Common Mistakes When Framing Your Shot
Most people just point and shoot. Don't do that. If you want a clean shot, you have to be obsessive.
- Leveling: Use the grid overlay on your phone. If you’re tilted by 0.5 degrees, the square will look like it’s sliding off the screen.
- Lighting: Harsh shadows can hide one side of the square, making it look like a triangle or a weird L-shape. You want "flat" lighting to emphasize the borders.
- Distance: Don't get too close. "Macro" distortion is real. Stand back and zoom in slightly (using optical zoom, not digital) to flatten the field of view.
How to Check if Your Square is Actually Square
If you’re doing this for a design project or a high-stakes social media campaign, don't trust your eyes. Your brain lies to you. It uses "perceptual constancy" to make you think things are straight when they aren't.
Open your photo in an editor. Drop "guides" or a "ruler" on the edges. You’ll be shocked at how often your "square" is actually 1080x1075. That five-pixel difference is the difference between a professional look and a "cheap" look.

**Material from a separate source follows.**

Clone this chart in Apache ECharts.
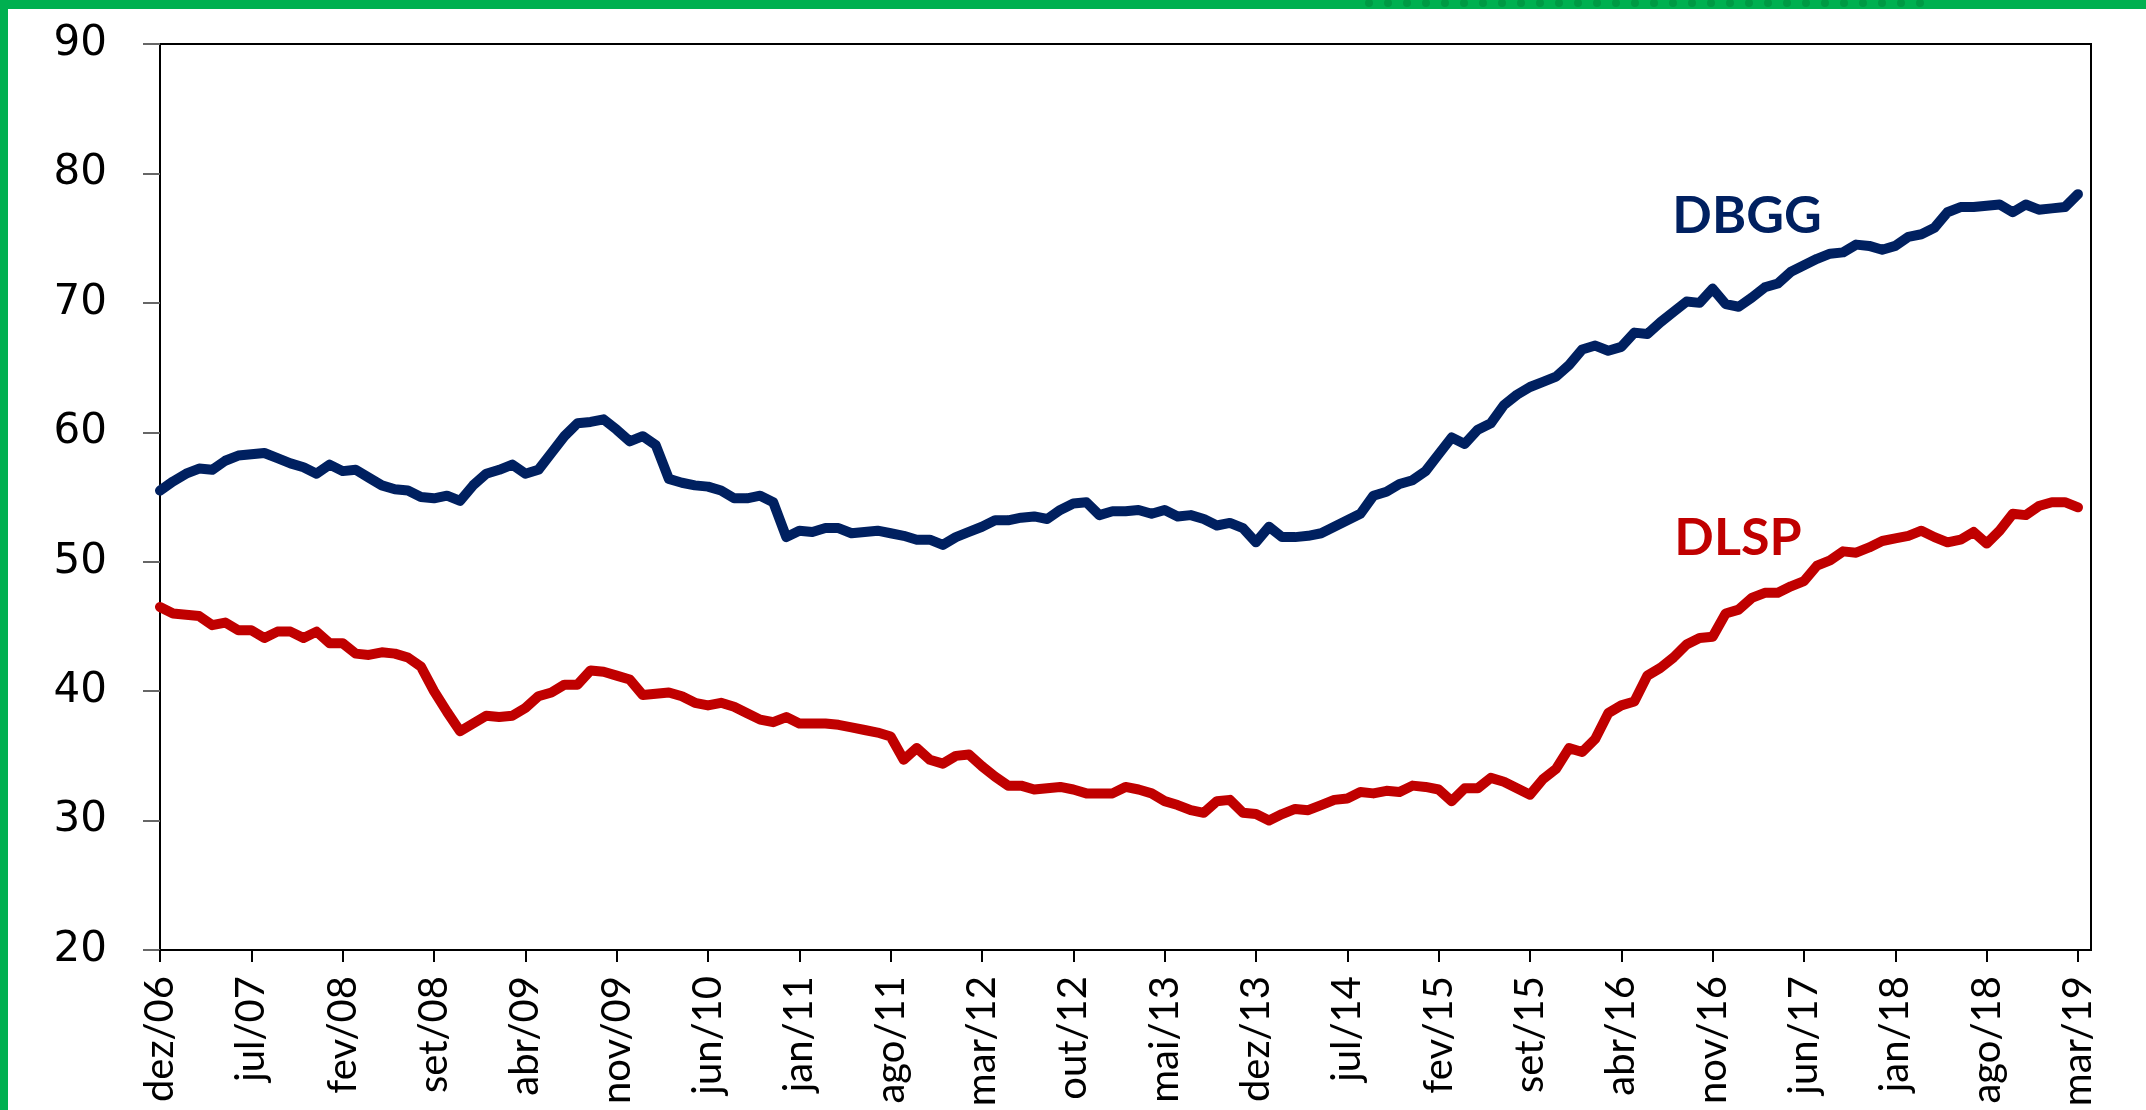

Actionable Steps for Perfect Geometry
Getting a perfect photo of a square requires a mix of hardware awareness and software post-processing. Start by turning on the Level feature in your camera settings; most modern iPhones and Androids have a crosshair that appears when you hold the phone flat. This ensures your sensor is parallel to the ground or the object.
Next, use a Lens Correction profile in an app like Lightroom or Snapseed. These apps have databases for almost every smartphone lens and can automatically "un-distort" the edges of your image. This is the secret sauce for making lines look actually straight instead of slightly curved.
Finally, always export in the native resolution of your target platform. If you’re posting a square to a site that wants 1200x1200px, don't give them 4000x4000px and hope for the best. Resize it yourself using "Bicubic Sharper" sampling to keep those edges looking like they were cut with a laser.
The beauty of a square is its simplicity, but achieving that simplicity in a digital world is an art form in itself. Stop settling for "close enough" and start looking at the math behind the frame.